Hello,
I installed Ubuntu a few months ago on my work laptop and I’ve been running and loving it since.
However, I am used to VsCode, so this is what I am using in Ubuntu as well.
So I am curious, what kind of coding so you do? And what is your workflow.
I am an embedded firware developper and mainly use C. I am cross compiling my code in VsCode for a FPGA from Xilinx (dual core arm + PL)
Never dove into make files and cmake more than what I needed in the past, but I had an opportunity to learn CMake and build a project from it.
So my workflow is :
- Code in VsCode
- Build in CMake
- Transfer the app through scp on the target with a custom script (target is running petalinux, which is yocto + Xilinx recipes)
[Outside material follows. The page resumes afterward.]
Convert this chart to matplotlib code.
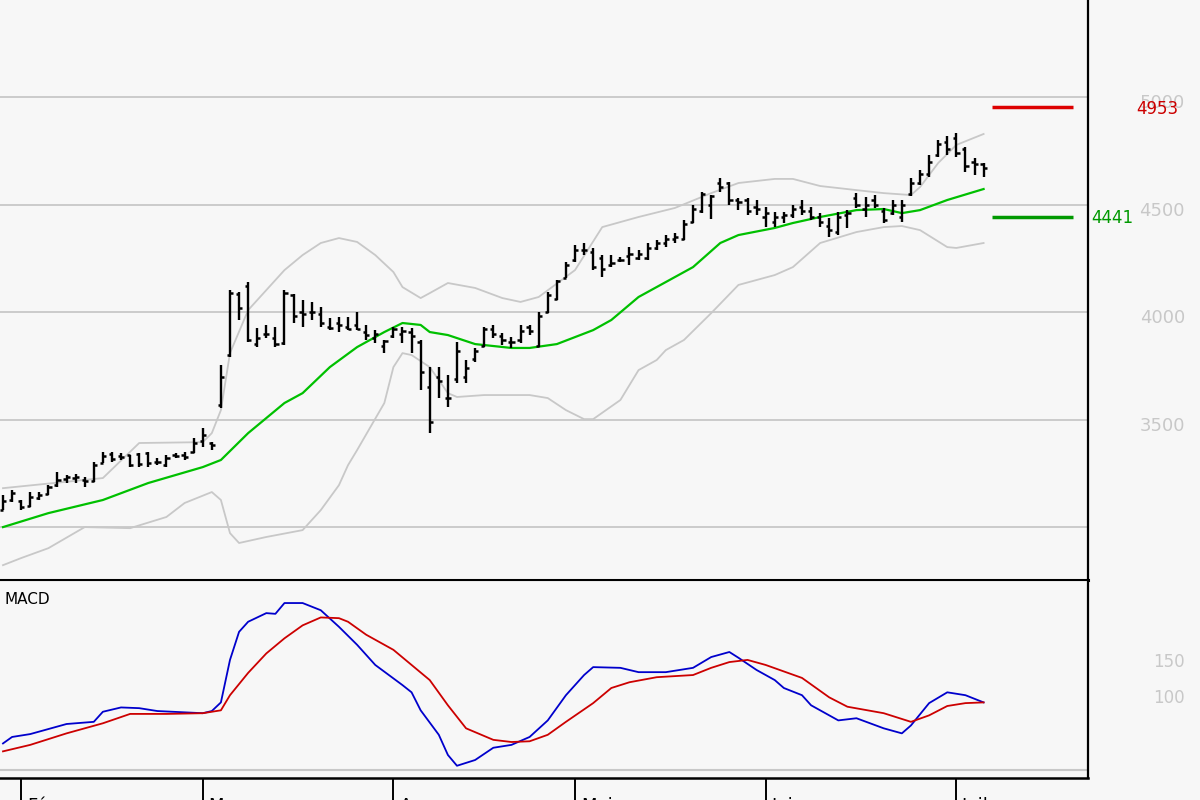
import matplotlib
matplotlib.use("Agg")
import matplotlib.pyplot as plt
import matplotlib.transforms as mtransforms

# daily OHLC
highs = [3149, 3172, 3126, 3163, 3163, 3195, 3256, 3242, 3247, 3233,
         3302, 3349, 3349, 3344, 3335, 3344, 3349, 3321, 3335, 3344,
         3349, 3414, 3460, 3395, 3753, 4102, 4093, 4140, 3926, 3940,
         3930, 4102, 4084, 4056, 4047, 4023, 3972, 3977, 3977, 4000,
         3940, 3916, 3870, 3930, 3930, 3926, 3870, 3744, 3744, 3707,
         3860, 3777, 3833, 3930, 3940, 3902, 3884, 3940, 3940, 4000,
         4093, 4149, 4233, 4312, 4321, 4298, 4265, 4265, 4256, 4302,
         4288, 4321, 4335, 4358, 4367, 4428, 4498, 4558, 4544, 4623,
         4605, 4530, 4530, 4521, 4488, 4465, 4465, 4498, 4521, 4488,
         4460, 4437, 4465, 4474, 4553, 4535, 4544, 4484, 4521, 4521,
         4623, 4660, 4730, 4800, 4819, 4832, 4767, 4716, 4693]
lows = [3079, 3116, 3079, 3093, 3126, 3149, 3186, 3205, 3205, 3186,
        3209, 3298, 3302, 3312, 3279, 3279, 3279, 3288, 3279, 3321,
        3312, 3344, 3372, 3358, 3553, 3791, 3963, 3860, 3837, 3879,
        3837, 3847, 3949, 3930, 3963, 3930, 3916, 3907, 3916, 3916,
        3870, 3856, 3809, 3879, 3856, 3809, 3637, 3437, 3600, 3558,
        3670, 3670, 3767, 3837, 3879, 3847, 3833, 3856, 3893, 3837,
        3995, 4056, 4158, 4233, 4265, 4195, 4163, 4209, 4233, 4219,
        4242, 4242, 4288, 4302, 4321, 4335, 4414, 4460, 4433, 4558,
        4498, 4474, 4451, 4451, 4395, 4395, 4414, 4437, 4451, 4428,
        4395, 4349, 4358, 4391, 4484, 4442, 4484, 4414, 4451, 4419,
        4540, 4591, 4628, 4721, 4730, 4721, 4651, 4637, 4628]
opens = [3080, 3125, 3120, 3100, 3135, 3155, 3195, 3225, 3230, 3220,
         3215, 3300, 3340, 3330, 3335, 3340, 3345, 3305, 3290, 3335,
         3335, 3350, 3400, 3390, 3570, 3800, 4085, 4120, 3850, 3900,
         3880, 3855, 4080, 4000, 4000, 3990, 3930, 3950, 3930, 3940,
         3905, 3880, 3840, 3890, 3900, 3905, 3860, 3650, 3700, 3600,
         3690, 3700, 3780, 3840, 3920, 3890, 3860, 3870, 3930, 3840,
         4000, 4060, 4160, 4240, 4290, 4280, 4250, 4220, 4240, 4260,
         4250, 4250, 4300, 4320, 4340, 4340, 4420, 4470, 4500, 4600,
         4600, 4520, 4520, 4490, 4440, 4420, 4440, 4450, 4490, 4470,
         4440, 4400, 4370, 4450, 4530, 4480, 4520, 4470, 4460, 4440,
         4550, 4600, 4640, 4730, 4790, 4810, 4760, 4700, 4690]
closes = [3120, 3160, 3095, 3140, 3150, 3185, 3220, 3235, 3235, 3215,
          3290, 3330, 3315, 3325, 3290, 3295, 3300, 3305, 3320, 3330,
          3325, 3390, 3430, 3380, 3700, 4090, 4020, 3870, 3880, 3900,
          3850, 4090, 3980, 3990, 4000, 3950, 3925, 3940, 3920, 3920,
          3895, 3900, 3865, 3920, 3910, 3890, 3720, 3490, 3680, 3600,
          3820, 3740, 3820, 3920, 3900, 3870, 3860, 3910, 3910, 3980,
          4080, 4145, 4220, 4290, 4290, 4210, 4200, 4230, 4240, 4270,
          4270, 4300, 4320, 4340, 4350, 4410, 4480, 4550, 4540, 4580,
          4520, 4510, 4470, 4480, 4460, 4440, 4450, 4480, 4470, 4440,
          4420, 4380, 4440, 4460, 4500, 4500, 4500, 4430, 4500, 4500,
          4600, 4640, 4700, 4780, 4760, 4740, 4680, 4690, 4670]

# moving average (green) sampled at bar indices
ma_idx = [0, 5, 11, 16, 22, 24, 27, 31, 33, 36, 39, 42, 44, 46, 47, 49, 52,
          56, 58, 61, 65, 67, 70, 76, 79, 81, 85, 87, 90, 94, 97, 99, 101,
          104, 108]
ma_val = [3000, 3065, 3126, 3205, 3279, 3312, 3437, 3577, 3623, 3744, 3837,
          3907, 3949, 3940, 3907, 3893, 3851, 3833, 3833, 3851, 3916, 3963,
          4070, 4209, 4321, 4358, 4391, 4414, 4442, 4474, 4479, 4460, 4474,
          4521, 4572]

# bollinger bands (grey)
up_idx = [0, 11, 15, 22, 23, 24, 25, 27, 31, 33, 35, 37, 39, 41, 43, 44, 46,
          47, 49, 52, 55, 57, 59, 63, 66, 70, 74, 78, 81, 85, 87, 90, 94, 97,
          100, 101, 103, 105, 108]
up_val = [3181, 3228, 3391, 3395, 3437, 3544, 3809, 4009, 4195, 4265, 4321,
          4344, 4326, 4265, 4186, 4116, 4065, 4088, 4135, 4112, 4065, 4047,
          4070, 4195, 4395, 4442, 4484, 4553, 4600, 4619, 4619, 4586, 4567,
          4553, 4544, 4581, 4693, 4777, 4828]
lo_idx = [0, 2, 5, 9, 14, 18, 20, 23, 24, 25, 26, 29, 33, 35, 37, 38, 39, 42,
          43, 44, 45, 47, 49, 50, 53, 58, 60, 62, 64, 65, 68, 70, 72, 73, 75,
          78, 81, 85, 87, 90, 94, 97, 99, 101, 104, 105, 108]
lo_val = [2823, 2856, 2902, 3000, 2995, 3047, 3112, 3163, 3126, 2972, 2926,
          2954, 2986, 3079, 3195, 3288, 3358, 3577, 3744, 3809, 3800, 3744,
          3623, 3605, 3614, 3614, 3600, 3544, 3502, 3502, 3591, 3730, 3777,
          3823, 3870, 3995, 4126, 4172, 4209, 4321, 4372, 4395, 4400, 4381,
          4302, 4298, 4321]

# MACD lines
macd_idx = [0, 1, 3, 7, 10, 11, 13, 15, 17, 22, 23, 24, 25, 26, 27, 29, 30,
            31, 33, 35, 37, 39, 41, 44, 45, 46, 48, 49, 50, 52, 54, 56, 58,
            60, 62, 64, 65, 68, 70, 73, 76, 78, 80, 81, 83, 85, 86, 88, 89,
            92, 94, 97, 99, 100, 102, 104, 106, 108]
macd_val = [37, 46, 50, 64, 67, 81, 87, 86, 82, 79, 82, 94, 153, 192, 206,
            218, 217, 232, 232, 222, 199, 174, 146, 118, 108, 83, 49, 21, 6,
            14, 31, 35, 46, 69, 104, 132, 143, 142, 136, 136, 142, 157, 164,
            156, 139, 125, 114, 104, 90, 69, 72, 58, 51, 62, 93, 108, 104, 94]
sig_idx = [0, 3, 7, 11, 14, 18, 22, 24, 25, 27, 29, 31, 33, 35, 37, 38, 40,
           43, 45, 47, 49, 51, 54, 56, 58, 60, 62, 65, 67, 69, 72, 76, 78,
           80, 82, 84, 88, 91, 93, 97, 100, 102, 104, 106, 108]
sig_val = [26, 35, 51, 65, 78, 78, 79, 83, 104, 135, 162, 183, 201, 212, 211,
           206, 188, 167, 146, 125, 90, 58, 42, 39, 40, 49, 67, 93, 114, 122,
           129, 132, 142, 150, 153, 146, 128, 101, 88, 79, 67, 76, 89, 93, 94]

price_grid = [3000, 3500, 4000, 4500, 5000]
price_labels = [3500, 4000, 4500, 5000]
macd_labels = [100, 150]
resistance = 4953
support = 4441
month_starts = [2, 22, 43, 63, 84, 105]
month_names = ["Févr.", "Mars", "Avr.", "Mai", "Juin", "Juil."]

bg = "#f7f7f7"
grey = "#c8c8c8"

fig = plt.figure(figsize=(12, 8), dpi=100, facecolor=bg)
ax = fig.add_axes([0, 0.275, 1088 / 1200, 0.725], facecolor=bg)
ax2 = fig.add_axes([0, 0.0275, 1088 / 1200, 0.2475], facecolor=bg, sharex=ax)

x0, x1 = -0.33, 119.5
ax.set_xlim(x0, x1)
ax.set_ylim(2754, 5451)
ax2.set_ylim(-11, 264)

for p in price_grid:
    ax.axhline(p, color=grey, lw=1.3, zorder=1)
ax2.axhline(0, color=grey, lw=1.5, zorder=1)

# bands and average
ax.plot(up_idx, up_val, color=grey, lw=1.3, zorder=2)
ax.plot(lo_idx, lo_val, color=grey, lw=1.3, zorder=2)
ax.plot(ma_idx, ma_val, color="#00c000", lw=1.6, zorder=3)

# OHLC bars
n = len(highs)
xs = list(range(n))
ax.vlines(xs, lows, highs, color="black", lw=1.7, zorder=4)
ax.hlines(opens, [i - 0.35 for i in xs], xs, color="black", lw=1.8, zorder=4)
ax.hlines(closes, xs, [i + 0.35 for i in xs], color="black", lw=1.8, zorder=4)

# resistance / support markers on the right
ax.hlines([resistance], 108.9, 117.9, color="#dd0000", lw=2.5, zorder=5)
ax.hlines([support], 108.9, 117.9, color="#009900", lw=2.5, zorder=5)

off = mtransforms.offset_copy
tr_right = mtransforms.blended_transform_factory(ax.transAxes, ax.transData)
for p in price_labels:
    ax.text(1185 / 1088, p, str(p), transform=off(tr_right, fig=fig, x=0, y=-6, units="dots"),
            ha="right", va="center", color=grey, fontsize=13, clip_on=False)
ax.text(1178 / 1088, resistance, str(resistance),
        transform=off(tr_right, fig=fig, x=0, y=-2, units="dots"),
        ha="right", va="center", color="#cc0000", fontsize=12, clip_on=False)
ax.text(1133 / 1088, support, str(support),
        transform=off(tr_right, fig=fig, x=0, y=-1, units="dots"),
        ha="right", va="center", color="#009900", fontsize=12, clip_on=False)

# MACD panel
ax2.plot(macd_idx, macd_val, color="#0000cc", lw=1.3, zorder=3)
ax2.plot(sig_idx, sig_val, color="#cc0000", lw=1.3, zorder=3)
ax2.text(0.004, 0.9, "MACD", transform=ax2.transAxes, fontsize=11,
         ha="left", va="center", color="black")
tr_right2 = mtransforms.blended_transform_factory(ax2.transAxes, ax2.transData)
for v in macd_labels:
    ax2.text(1185 / 1088, v, str(v), transform=tr_right2, ha="right", va="center",
             color=grey, fontsize=12, clip_on=False)

# frames
for a in (ax, ax2):
    a.set_xticks([])
    a.set_yticks([])
    a.spines["left"].set_visible(False)
    a.spines["right"].set_color("black")
    a.spines["right"].set_linewidth(1.6)
ax.spines["top"].set_visible(False)
ax.spines["bottom"].set_linewidth(2.2)
ax2.spines["top"].set_linewidth(0.8)
ax2.spines["bottom"].set_linewidth(1.8)

# month separators below MACD (labels sit mostly below the image edge)
ax2.set_xticks(month_starts)
ax2.set_xticklabels([])
ax2.tick_params(axis="x", direction="out", length=17, width=1.4, color="black")
ax2.set_xlim(x0, x1)
tr_b = mtransforms.blended_transform_factory(ax2.transData, ax2.transAxes)
for m, name in zip(month_starts, month_names):
    ax2.text(m, 0, name, transform=off(tr_b, fig=fig, x=6, y=-19, units="dots"),
             ha="left", va="top", fontsize=13, color="black", clip_on=False)

fig.savefig("out.png", dpi=100, facecolor=bg)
- Use gdb server to debug the code.
It’s a pretty simple workflow, but I’d like to know what you guys are running so that I can maybe upgrade my workflow.
I usually hack stuff together with vim and tmux (I know, it’s redundant but Ctrl b is just a reflex at this point) when on a remote machine, but I use vscode at work and recently discovered the remote mode for Linux development… It’s pretty awesome, like not anything you can’t set up with vim or emacs, but it’s seamless remote development if you already like to use vscode
I would like to do remote dev directly on the target, but it only has64Mb qspi Flash and 512Mb of RAM, so I can’t install any modern development tools without exploding my 64Mb.
I cross compile with arm-linux-gnueabihf-gcc so I at least don’t need to use the awful Xilinx IDE.
Since we’re not sure yet if we will keep our current hardware for 1.0, but not tying my project to a vendor tools, I can easily switch my custom scripts for the new hardware.
Hmm are you compiling code? Sounds like the kind of platform that shouldn’t host its own build tools. For that kind of setup I would consider building a remote dev box that can push to / debug the target platform? Maybe even control power to reset the dev board.
I cross compile then push the program through a scp and start gdb-server with a script.
The remote dev box is a good idea because I can use any computer to access it and still be able to push code. I will look into it.